There is a process to writing and filmmaking, yet it allows for creativity and individualism. Marketing and selling your writing and films is another story. For both, the process can be broken down to the following stages: the creative stage, the technical stage, the marketing stage, the sales stage, the business stage, and the legal stage. All areas must be taken into account before you even begin to sell a book. If you are simply writing for yourself and will never publish what you write, then you are free to be as creative and free form in your writing as you want to be. If you intend to sell your writing or film, all of the stages must be taken into account and each requires its own skill set.

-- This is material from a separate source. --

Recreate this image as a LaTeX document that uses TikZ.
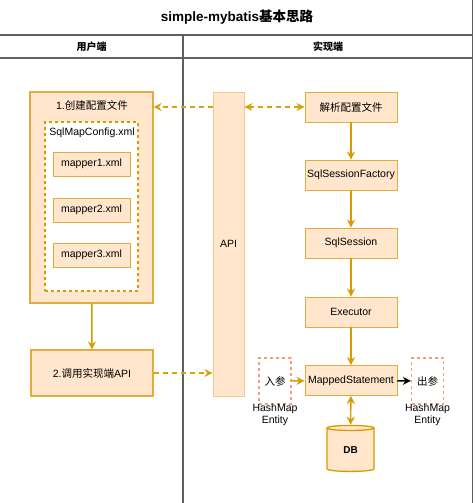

The creative stage is the concept idea and writing or filmmaking. The technical stage is the formatting, tool selection, age appropriateness research, general research, filmmaking knowledge and expertise, and so on. The marketing stage will be the research and plan on how you intend to sell your book, screenplay, or film and to whom. The sales stage will be how you intend to sell your book, screenplay, or film and what platforms will you use. The business stage will include looking at the costs versus the profit. It will include estimating tax obligations and business structure. The legal stage will consider any liabilities that may be encountered as well as copyrighting your work and making sure you have the right to publish your work. All of these stages require a lot of thought and investigation.
All of these stages may have pitfalls along the way. Some books or films may be a lot easier than others to create and publish. If you are still willing to do the work, the rewards can vary but you will be glad that you did do your work. And lastly, all of these stages should be considered before you even write a. book or make a film. You need to have a plan and know who your audience will be before you even begin.